Authority of the Association to Enforce Assessments
The court clarified that the Association's right to enforce assessments was not contingent on the validity of the liens since the monetary judgments against the defendants were valid regardless. It pointed out that the Association had the authority to levy assessments as outlined in both the CC&Rs and the bylaws. The court recognized that the bylaws provided a mechanism for the Association to collect dues related to improvements, thus strengthening the Association's position. The defendants' argument focusing solely on the nature of the paving as an "improvement" rather than "maintenance" was deemed insufficient to negate the Association's authority to collect the assessments. This interpretation reinforced the court's decision to uphold the district court's judgment in favor of the Association.
Implications of the Idaho Code on Liens
The court addressed the defendants' claims regarding Idaho Code section 45–810, which they argued only authorized liens for maintenance costs. The court clarified that the district court had not issued a judgment specifically foreclosing the liens but rather had entered monetary judgments for unpaid assessments. The distinction was significant because the validity of the liens was not necessary for upholding the monetary judgments against the defendants. The court found that regardless of whether the assessments related to maintenance or improvements, the Association's authority to enforce those assessments was supported by the governing documents. As a result, the defendants did not meet their burden to demonstrate that the statute invalidated the Association's right to record liens for the assessments.
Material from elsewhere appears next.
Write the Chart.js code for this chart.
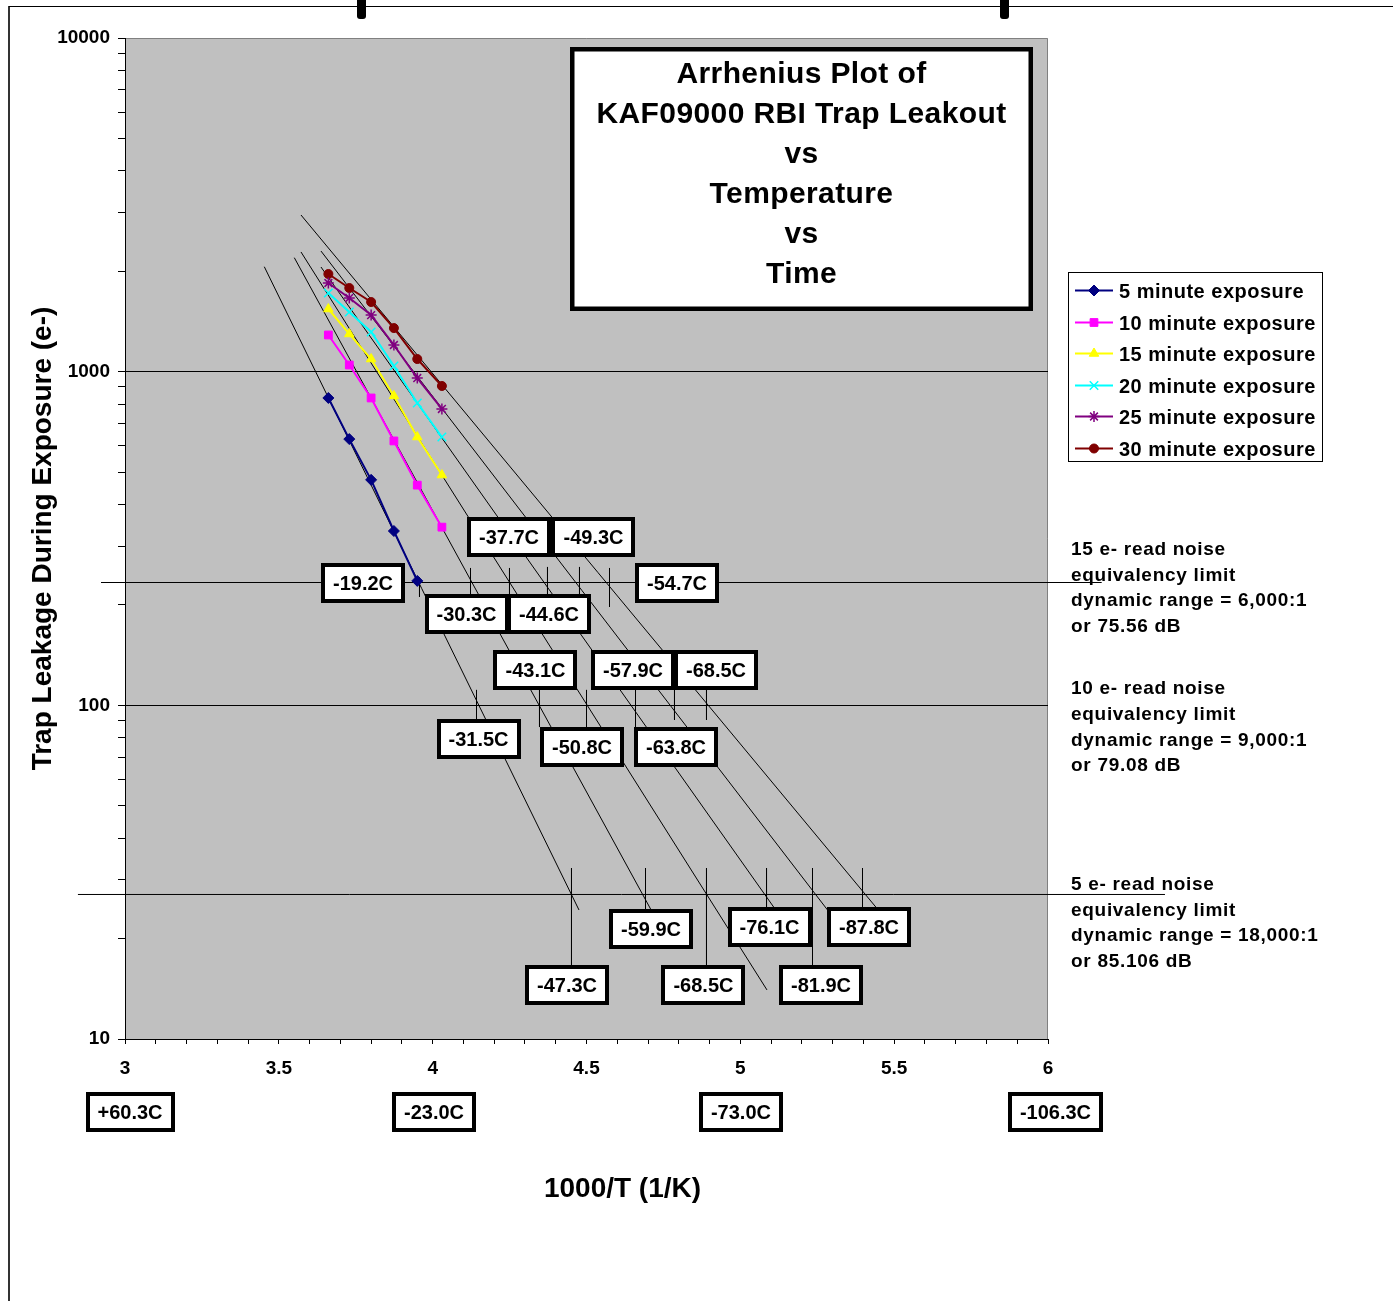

Conclusion of the Court's Reasoning
In conclusion, the Idaho Supreme Court affirmed the district court's judgment, ruling that the Association had the requisite authority to levy assessments for paving the roads based on the amendments to the bylaws and the governing documents. The court emphasized the defendants' failure to substantiate their claims regarding the limitations of the CC&Rs and the authority of the Association. By upholding the monetary judgments, the court reinforced the principle that homeowners' associations possess the power to manage community assets effectively, including the ability to levy assessments for necessary improvements. Ultimately, the court found that the defendants did not demonstrate any reversible error, leading to the affirmation of the judgment against them.